**Task description**. Pull out every line below containing the word "using".

※ ※ ※

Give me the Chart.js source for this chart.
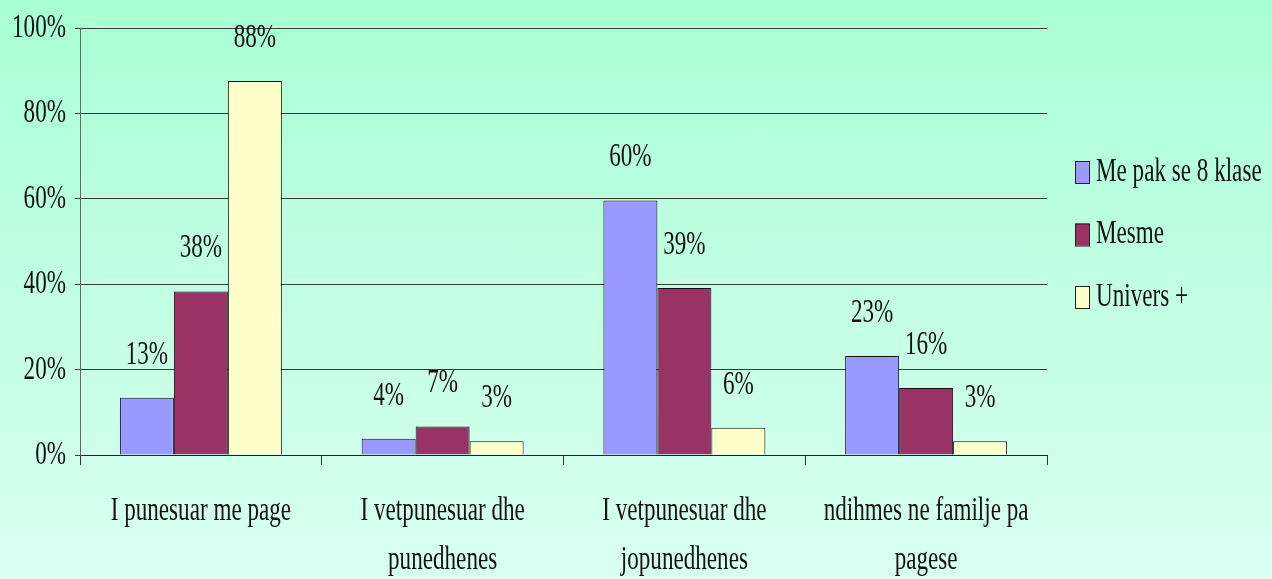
<!DOCTYPE html>
<html lang="sq">
<head>
    <meta charset="UTF-8">
    <title>Punesimi sipas arsimit</title>
    <script src="https://cdn.jsdelivr.net/npm/chart.js"></script>
    <style>
        html, body {
            margin: 0;
            padding: 0;
        }
        body {
            width: 1272px;
            height: 579px;
            overflow: hidden;
            background: linear-gradient(180deg, #a8ffd3 0%, #c4ffe4 55%, #d8fff2 100%);
        }
        #chart {
            display: block;
        }
    </style>
</head>
<body>
    <canvas id="chart" width="1272" height="579"></canvas>

    <script>
        // data
        const categories = [
            ["I punesuar me page"],
            ["I vetpunesuar dhe", "punedhenes"],
            ["I vetpunesuar dhe", "jopunedhenes"],
            ["ndihmes ne familje pa", "pagese"]
        ];
        const seriesNames = ["Me pak se 8 klase", "Mesme", "Univers +"];
        const mePak = [13.4, 3.8, 59.6, 23.2];
        const mesme = [38.3, 6.7, 39.1, 15.7];
        const univers = [87.6, 3.2, 6.4, 3.2];
        const seriesColors = ["#9999ff", "#993366", "#ffffcc"];

        const FONT = '34px "Liberation Serif", "Times New Roman", serif';
        const SQUEEZE = 0.68;   // the original text is a narrow Times

        function drawText(ctx, text, x, y, align) {
            ctx.save();
            ctx.translate(x, y);
            ctx.scale(SQUEEZE, 1);
            ctx.font = FONT;
            ctx.fillStyle = "#111";
            ctx.textAlign = align;
            ctx.textBaseline = "middle";
            ctx.fillText(text, 0, 0);
            ctx.restore();
        }

        const textPlugin = {
            id: "textPlugin",
            afterDraw(chart) {
                const ctx = chart.ctx;
                const xs = chart.scales.x;
                const ys = chart.scales.y;

                // y tick labels
                ys.ticks.forEach(t => {
                    drawText(ctx, t.value + "%", 66, ys.getPixelForValue(t.value), "right");
                });

                // category labels
                categories.forEach((lines, i) => {
                    const cx = xs.getPixelForValue(i);
                    lines.forEach((line, j) => {
                        drawText(ctx, line, cx, 511 + j * 49, "center");
                    });
                });

                // values above bars
                chart.data.datasets.forEach((ds, d) => {
                    chart.getDatasetMeta(d).data.forEach((bar, i) => {
                        drawText(ctx, Math.round(ds.data[i]) + "%", bar.x, bar.y - 43, "center");
                    });
                });

                // legend
                seriesNames.forEach((name, i) => {
                    const cy = 172 + i * 62.5;
                    ctx.fillStyle = seriesColors[i];
                    ctx.fillRect(1075, cy - 11, 14, 22);
                    ctx.strokeStyle = "#222";
                    ctx.lineWidth = 1;
                    ctx.strokeRect(1075.5, cy - 10.5, 14, 22);
                    drawText(ctx, name, 1096, cy, "left");
                });
            }
        };

        new Chart(document.getElementById("chart"), {
            type: "bar",
            data: {
                labels: categories,
                datasets: [
                    { label: seriesNames[0], data: mePak, backgroundColor: seriesColors[0] },
                    { label: seriesNames[1], data: mesme, backgroundColor: seriesColors[1] },
                    { label: seriesNames[2], data: univers, backgroundColor: seriesColors[2] }
                ].map(ds => Object.assign(ds, {
                    borderColor: "#111",
                    borderWidth: 1,
                    categoryPercentage: 0.67,
                    barPercentage: 1.0
                }))
            },
            options: {
                responsive: false,
                animation: false,
                layout: { padding: { top: 28, right: 225, left: 0, bottom: 0 } },
                plugins: {
                    legend: { display: false },
                    tooltip: { enabled: false }
                },
                scales: {
                    x: {
                        grid: {
                            drawOnChartArea: false,
                            drawTicks: true,
                            tickLength: 10,
                            color: "#333"
                        },
                        border: { color: "#222", width: 1 },
                        ticks: { display: false },
                        afterFit(scale) { scale.height = 124; }
                    },
                    y: {
                        min: 0,
                        max: 100,
                        ticks: { stepSize: 20, display: false },
                        grid: {
                            color: "#3a3a3a",
                            tickLength: 5,
                            drawTicks: true
                        },
                        border: { color: "#666", width: 1 },
                        afterFit(scale) { scale.width = 80; }
                    }
                }
            },
            plugins: [textPlugin]
        });
    </script>
</body>
</html>
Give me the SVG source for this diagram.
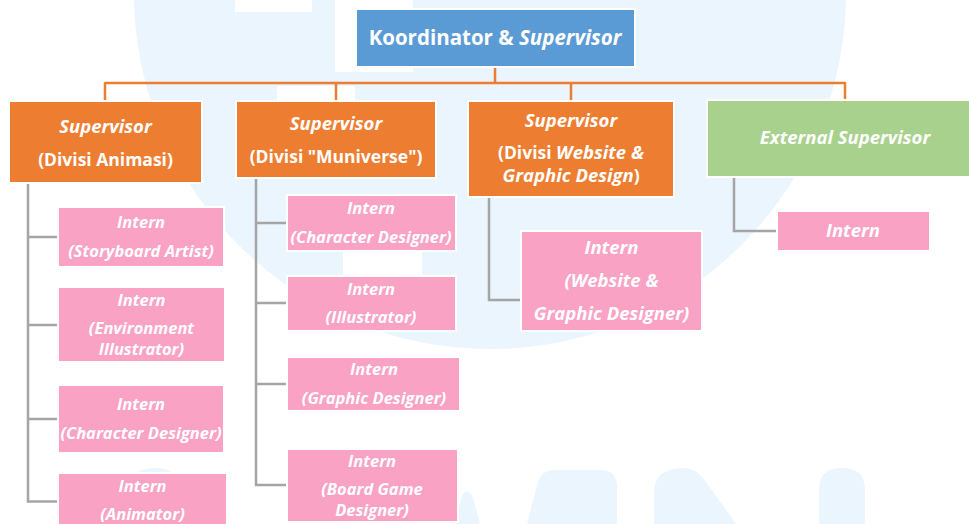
<svg xmlns="http://www.w3.org/2000/svg" width="969" height="524" viewBox="0 0 969 524">
<defs>
<style>
.wm{fill:#EBF5FE}
.wh{fill:#FFFFFF}
.box{stroke:#FFFFFF;stroke-width:2}
.blue{fill:#5B9BD5}
.orange{fill:#ED7D31}
.green{fill:#A9D18E}
.pink{fill:#F9A2C4}
.oline{fill:none;stroke:#ED7D31;stroke-width:2.5}
.gline{fill:none;stroke:#A5A5A5;stroke-width:2.5}
text{font-family:"Open Sans","Liberation Sans",sans-serif;font-weight:700;fill:#FFFFFF;text-anchor:middle}
.t1{font-size:20.5px}
.t2{font-size:17.5px}
.t2 .i,.t2i{font-size:18.5px;font-style:italic}
.t3{font-size:16.5px;font-style:italic}
.t4{font-size:18.5px;font-style:italic}
.i{font-style:italic}
</style>
</defs>
<rect width="969" height="524" fill="#FFFFFF"/>
<g id="watermark">
<circle class="wm" cx="490" cy="-7" r="356"/>
<rect class="wh" x="235" y="0" width="77" height="12"/>
<rect class="wh" x="335" y="0" width="78" height="72"/>
<rect class="wh" x="277" y="86" width="78" height="15"/>
<rect class="wh" x="343" y="250" width="79" height="25"/>
<path class="wm" d="M527 524 L538 482 Q541 470 556 470 L600 470 Q617 470 617 486 L617 524 Z"/>
<path class="wm" d="M654 524 L654 492 Q654 468 684 468 Q696 468 706 482 L736 524 Z"/>
<path class="wm" d="M819 524 L819 490 Q819 468 842 468 Q865 468 865 490 L865 524 Z"/>
<path class="wm" d="M130 524 L130 490 Q130 468 155 468 Q180 468 180 490 L180 524 Z"/>
<path class="wm" d="M455 524 L462 495 Q466 488 472 495 L480 524 Z"/>
</g>
<g id="connectors">
<path class="oline" d="M495 67 V83 M105 83 H845 M105 82 V100 M336 82 V100 M571 82 V100 M845 82 V100"/>
<path class="gline" d="M28 183 V501.5 H57 M28 237 H57 M28 325 H57 M28 419 H57"/>
<path class="gline" d="M256 178 V485 H286 M256 223 H286 M256 303 H286 M256 384 H286"/>
<path class="gline" d="M489 197 V300 H520"/>
<path class="gline" d="M734 177 V231 H776"/>
</g>
<g id="koordinator">
<rect class="box blue" x="356" y="9" width="279" height="58"/>
<text class="t1" x="495" y="44.5">Koordinator &amp; <tspan class="i">Supervisor</tspan></text>
</g>
<g id="sup-animasi">
<rect class="box orange" x="9" y="101" width="193" height="82"/>
<text class="t2i" x="105.5" y="133">Supervisor</text>
<text class="t2" x="105.5" y="166">(Divisi Animasi)</text>
</g>
<g id="sup-muniverse">
<rect class="box orange" x="236" y="101" width="200" height="77"/>
<text class="t2i" x="336" y="130">Supervisor</text>
<text class="t2" x="336" y="163">(Divisi "Muniverse")</text>
</g>
<g id="sup-website">
<rect class="box orange" x="468" y="101" width="206" height="96"/>
<text class="t2i" x="571" y="127">Supervisor</text>
<text class="t2" x="571" y="159">(Divisi <tspan class="i">Website &amp;</tspan></text>
<text class="t2" x="571" y="182"><tspan class="i">Graphic Design</tspan>)</text>
</g>
<g id="ext-supervisor">
<rect class="box green" x="707" y="100" width="270" height="77"/>
<text class="t2i" x="845" y="144">External Supervisor</text>
</g>
<g id="intern-storyboard">
<rect class="box pink" x="58" y="207" width="166" height="60"/>
<text class="t3" x="141" y="228">Intern</text>
<text class="t3" x="141" y="257">(Storyboard Artist)</text>
</g>
<g id="intern-environment">
<rect class="box pink" x="58" y="287" width="167" height="75"/>
<text class="t3" x="141.5" y="306">Intern</text>
<text class="t3" x="141.5" y="334">(Environment</text>
<text class="t3" x="141.5" y="355">Illustrator)</text>
</g>
<g id="intern-character-1">
<rect class="box pink" x="58" y="385" width="166" height="68"/>
<text class="t3" x="141" y="410">Intern</text>
<text class="t3" x="141" y="439">(Character Designer)</text>
</g>
<g id="intern-animator">
<rect class="box pink" x="58" y="473" width="169" height="60"/>
<text class="t3" x="142.5" y="492">Intern</text>
<text class="t3" x="142.5" y="520">(Animator)</text>
</g>
<g id="intern-character-2">
<rect class="box pink" x="287" y="195" width="169" height="56"/>
<text class="t3" x="371" y="214">Intern</text>
<text class="t3" x="371" y="243">(Character Designer)</text>
</g>
<g id="intern-illustrator">
<rect class="box pink" x="287" y="276" width="169" height="55"/>
<text class="t3" x="371" y="295">Intern</text>
<text class="t3" x="371" y="323">(Illustrator)</text>
</g>
<g id="intern-graphic">
<rect class="box pink" x="287" y="357" width="173" height="54"/>
<text class="t3" x="374" y="375">Intern</text>
<text class="t3" x="374" y="404">(Graphic Designer)</text>
</g>
<g id="intern-boardgame">
<rect class="box pink" x="287" y="449" width="171" height="73"/>
<text class="t3" x="372" y="467">Intern</text>
<text class="t3" x="372" y="495">(Board Game</text>
<text class="t3" x="372" y="516">Designer)</text>
</g>
<g id="intern-website">
<rect class="box pink" x="521" y="231" width="181" height="100"/>
<text class="t4" x="611.5" y="254">Intern</text>
<text class="t4" x="611.5" y="287">(Website &amp;</text>
<text class="t4" x="611.5" y="320">Graphic Designer)</text>
</g>
<g id="intern-external">
<rect class="box pink" x="777" y="211" width="153" height="40"/>
<text class="t4" x="853" y="237">Intern</text>
</g>
</svg>
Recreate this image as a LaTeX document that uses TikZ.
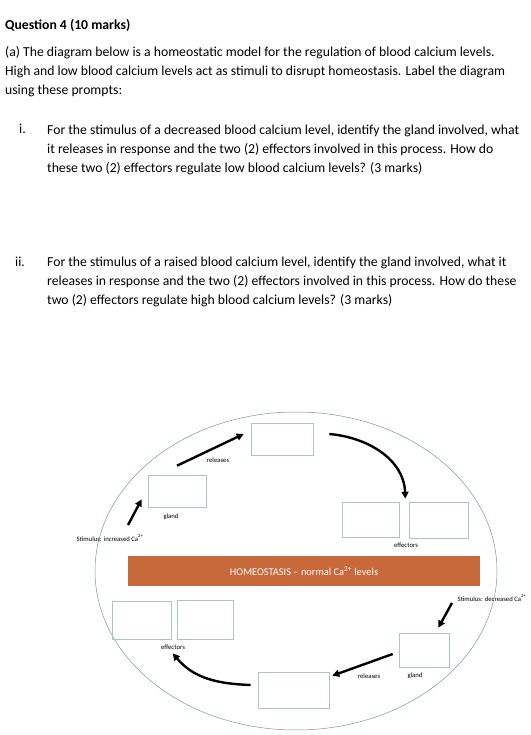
\documentclass[tikz,border=0pt]{standalone}
\usepackage{fontspec}
\setmainfont{Carlito}
\usetikzlibrary{positioning,arrows}
\usetikzlibrary{shapes}
\usetikzlibrary{arrows.meta}
\usepackage{xcolor}
\definecolor{barorange}{HTML}{C8693B}
\definecolor{boxline}{HTML}{A9C6C6}
\definecolor{ringline}{HTML}{6F9C9C}

\begin{document}
\begin{tikzpicture}[x=1pt,y=1pt]
	\useasboundingbox (0,0) rectangle (530,735);
	\tikzstyle{every node}=[font=\fontsize{13.7pt}{19.2pt}\selectfont, inner sep=0pt, anchor=base west, align=left]
	\draw (5,705) node (title) {\textbf{Question 4 (10 marks)}};
	\draw (5,640) node (intro) {(a) The diagram below is a homeostatic model for the regulation of blood calcium levels.\\High and low blood calcium levels act as stimuli to disrupt homeostasis. Label the diagram\\using these prompts:};
	\draw (19,601) node (numi) {i.};
	\draw (47,562) node (parti) {For the stimulus of a decreased blood calcium level, identify the gland involved, what\\it releases in response and the two (2) effectors involved in this process. How do\\these two (2) effectors regulate low blood calcium levels? (3 marks)};
	\draw (15,468) node (numii) {ii.};
	\draw (47,430) node (partii) {For the stimulus of a raised blood calcium level, identify the gland involved, what it\\releases in response and the two (2) effectors involved in this process. How do these\\two (2) effectors regulate high blood calcium levels? (3 marks)};

	\tikzstyle{every node}=[inner sep=0pt, anchor=center]
	\tikzstyle{box}=[draw=boxline, line width=0.6pt, rectangle]
	\tikzstyle{lbl}=[font=\fontsize{6.7pt}{7pt}\selectfont]
	\tikzstyle{arr}=[line width=2.4pt, -{Triangle[length=7pt,width=7pt]}]
	\draw [ringline, line width=0.5pt] (296,164) ellipse [x radius=201, y radius=159];
	\draw (304,164) node (homeo) [fill=barorange, minimum width=352pt, minimum height=30pt, text=white, font=\fontsize{10.4pt}{11pt}\selectfont] {HOMEOSTASIS -- normal Ca\textsuperscript{2+} levels};

	% raised calcium, top half
	\draw (110,197) node (stimup) [lbl] {Stimulus: increased Ca\textsuperscript{2+}};
	\draw (177,244) node (glandup) [box, minimum width=58pt, minimum height=32pt] {};
	\draw (282,296) node (relup) [box, minimum width=62pt, minimum height=32pt] {};
	\draw (370.5,215.5) node (effupa) [box, minimum width=57pt, minimum height=35pt] {};
	\draw (438.5,215) node (effupb) [box, minimum width=59pt, minimum height=36pt] {};
	\draw (171,218) node (glanduplbl) [lbl] {gland};
	\draw (218,275) node (reluplbl) [lbl] {releases};
	\draw (406,190) node (effuplbl) [lbl] {effectors};
	\draw [arr] ([shift={(18,13)}]stimup.center) -- ([shift={(-6,8)}]glandup.south west);
	\draw [arr] ([shift={(0,9)}]glandup.north) -- ([shift={(-7,5)}]relup.west);
	\draw [arr] ([shift={(16,5)}]relup.east) to [out=-5, in=92] ([shift={(6,3)}]effupa.north east);

	% lowered calcium, bottom half
	\draw (492,137) node (stimdown) [lbl] {Stimulus: decreased Ca\textsuperscript{2+}};
	\draw (424,85) node (glanddown) [box, minimum width=50pt, minimum height=34pt] {};
	\draw (293.5,45) node (reldown) [box, minimum width=71pt, minimum height=36pt] {};
	\draw (141.5,115) node (effdowna) [box, minimum width=59pt, minimum height=38pt] {};
	\draw (205,115.5) node (effdownb) [box, minimum width=56pt, minimum height=39pt] {};
	\draw (415,59) node (glanddownlbl) [lbl] {gland};
	\draw (369,59) node (reldownlbl) [lbl] {releases};
	\draw (173,88) node (effdownlbl) [lbl] {effectors};
	\draw [arr] ([shift={(-40,-5)}]stimdown.center) -- ([shift={(-11,5)}]glanddown.north east);
	\draw [arr] ([shift={(-6,-4)}]glanddown.west) -- ([shift={(3,-4)}]reldown.north east);
	\draw [arr] ([shift={(-7,5)}]reldown.west) to [out=178, in=-50] ([shift={(-4,-14)}]effdownb.south west);
\end{tikzpicture}
\end{document}
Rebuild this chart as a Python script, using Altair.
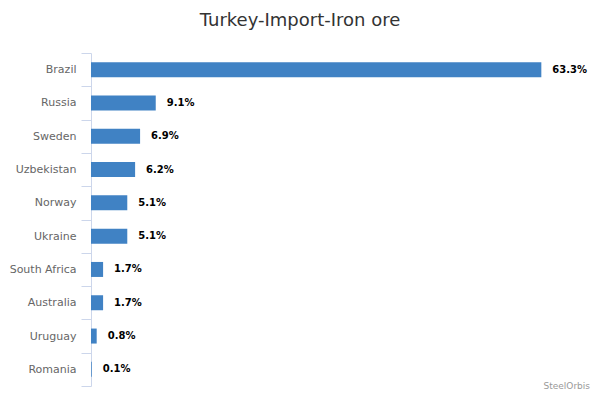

※ ※ ※

**Solution to this exercise**.
	\draw (5,640) node (intro) {(a) The diagram below is a homeostatic model for the regulation of blood calcium levels.\\High and low blood calcium levels act as stimuli to disrupt homeostasis. Label the diagram\\using these prompts:};
Rebuild this chart as a Python script, using Altair.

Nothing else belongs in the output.